J’ai en effet expliqué dans un précédent article la question de la prescription en matière d’agressions sexuelles autres que le viol commises sur des personnes majeures.
Si le juge d’instruction considère qu’il y a lieu d’instruire la plainte de Tristane BANON, cela n’implique pas que DSK sera condamné.
Là encore, la chaîne peut se rompre avant qu’une condamnation n’ait été ne serais ce qu’envisagée.
Il est d’ailleurs utile de rappeler que dans la phase d’instruction, comme dans toutes les phases de la procédure pénale antérieures à l’exécution de la sanction, les personnes mises en causes ou en examen sont réputées innocentes.
Quoi qu’il en soit dans le cadre de cette affaire médiatique, si à l’issue de l’instruction, qui peut durer un certain temps selon la difficulté que revêt le dossier, le juge d’instruction à plusieurs possibilités.
Soit il rend une ordonnance de mise en accusation (si l’infraction est un viol), soit une ordonnance de renvoi devant le tribunal correctionnel (si l’infraction est une agression sexuelle non prescrite pour une raison quelconque apparue durant l’instruction). Dans ces deux hypothèses, DSK devra alors comparaître devant la juridiction de jugement compétente (Cour d’assises s’il s’agit d’un viol ou Tribunal Correctionnel s’il s’agit d’une agression sexuelle).

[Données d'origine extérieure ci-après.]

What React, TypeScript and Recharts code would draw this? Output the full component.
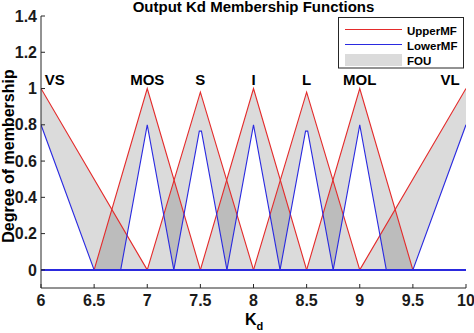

Néanmoins, là aussi la chaîne peut se rompre avant même qu’une juridiction ait été saisie alors que le dossier a été instruit.
C’est l’hypothèse de l’ordonnance de non lieu.
A l’issue de l’instruction, quand le juge estime avoir mis en œuvre tous les actes nécessaire à la manifestation de la vérité, il peut considérer soit que l’infraction n’est pas constituée (absence d’un élément constitutif), soit que l’identification de l’auteur est impossible, soit que les charges à l’encontre du mis en examen sont insuffisantes.
Une telle ordonnance de non lieu met fin à l’instance pénale, sauf élément nouveau dégagé par le Procureur, qui demeure une partie à la procédure malgré l’initiative de la victime dans le cadre de sa plainte.
Ainsi donc, le chemin est encore long avant qu’un Tribunal ou une Cour ait à se prononcer sur une éventuelle culpabilité de DSK (ce qui là encore n’implique pas nécessairement qu’il sera condamné).
Enfin, la question de la prescription telle qu’elle s’est posée dans le cadre de la plainte initiale et dans la décision de classement sans suite du Procureur ne sera pas purement et simplement court-circuitée par le déclenchement d’une information judiciaire
En conclusion, si un classement sans suite peut être contourné (soit par la plainte avec constitution de partie civile, soit par la citation directe), cela ne signifie pas qu’une victime puisse passer outre les décisions administratives ou judiciaires pour faire condamner celui qu’elle estime être l’auteur, même si des voies de recours existent.